Question

In professional basketball games during 2009-2010, when Kobe Bryant of the Los Angeles Lakers shot a pair of free throws, 8 times he missed both, 152 times he made both, 33 times he only made the first, and 37 times he made the second. Is it plausible that the successive free throws are independent?

Answer

**step1** Understanding the given data

The problem gives us information about Kobe Bryant's free throws in pairs.
* He missed both free throws 8 times.
* He made both free throws 152 times.
* He only made the first free throw 33 times.
* He only made the second free throw 37 times.

**step2** Finding the total number of free throw pairs

First, we need to find the total number of times Kobe Bryant shot a pair of free throws.
Total pairs = (Missed both) + (Made both) + (Only made the first) + (Only made the second)
Total pairs = $$8 + 152 + 33 + 37 = 230$$
So, Kobe Bryant shot 230 pairs of free throws.

**step3** Analyzing cases where the first free throw was made

Next, let's look at the times when Kobe Bryant made his first free throw.
These are the cases where he "made both" and "only made the first".
Number of times the first free throw was made = (Made both) + (Only made the first)
Number of times the first free throw was made = $$152 + 33 = 185$$
Out of these 185 times, he made the second free throw 152 times (from "made both").
So, the fraction of times he made the second free throw when he had already made the first free throw is $$\frac{152}{185}$$.

**step4** Analyzing cases where the first free throw was missed

Now, let's look at the times when Kobe Bryant missed his first free throw.
These are the cases where he "missed both" and "only made the second".
Number of times the first free throw was missed = (Missed both) + (Only made the second)
Number of times the first free throw was missed = $$8 + 37 = 45$$
Out of these 45 times, he made the second free throw 37 times (from "only made the second").
So, the fraction of times he made the second free throw when he had already missed the first free throw is $$\frac{37}{45}$$.

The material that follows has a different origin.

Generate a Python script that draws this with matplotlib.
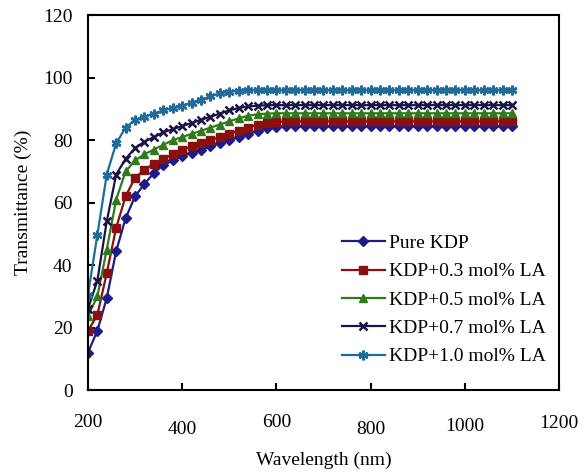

**step5** Comparing the probabilities for independence

For successive free throws to be considered independent, the chance of making the second free throw should be roughly the same, regardless of whether the first free throw was made or missed.
Let's compare the two fractions we found:
* Fraction of making the second free throw when the first was made: $$\frac{152}{185}$$
* Fraction of making the second free throw when the first was missed: $$\frac{37}{45}$$
To compare them easily, we can find their approximate decimal values:
$$\frac{152}{185} \approx 0.8216$$
$$\frac{37}{45} \approx 0.8222$$
The two fractions are very, very close to each other (0.8216 is almost the same as 0.8222). This means that the outcome of the first free throw (making it or missing it) did not significantly change the likelihood of making the second free throw.

**step6** Conclusion

Since the chance of making the second free throw was nearly the same whether he made the first or missed the first, it is plausible that the successive free throws are independent. The results from the data support the idea that one shot does not influence the next.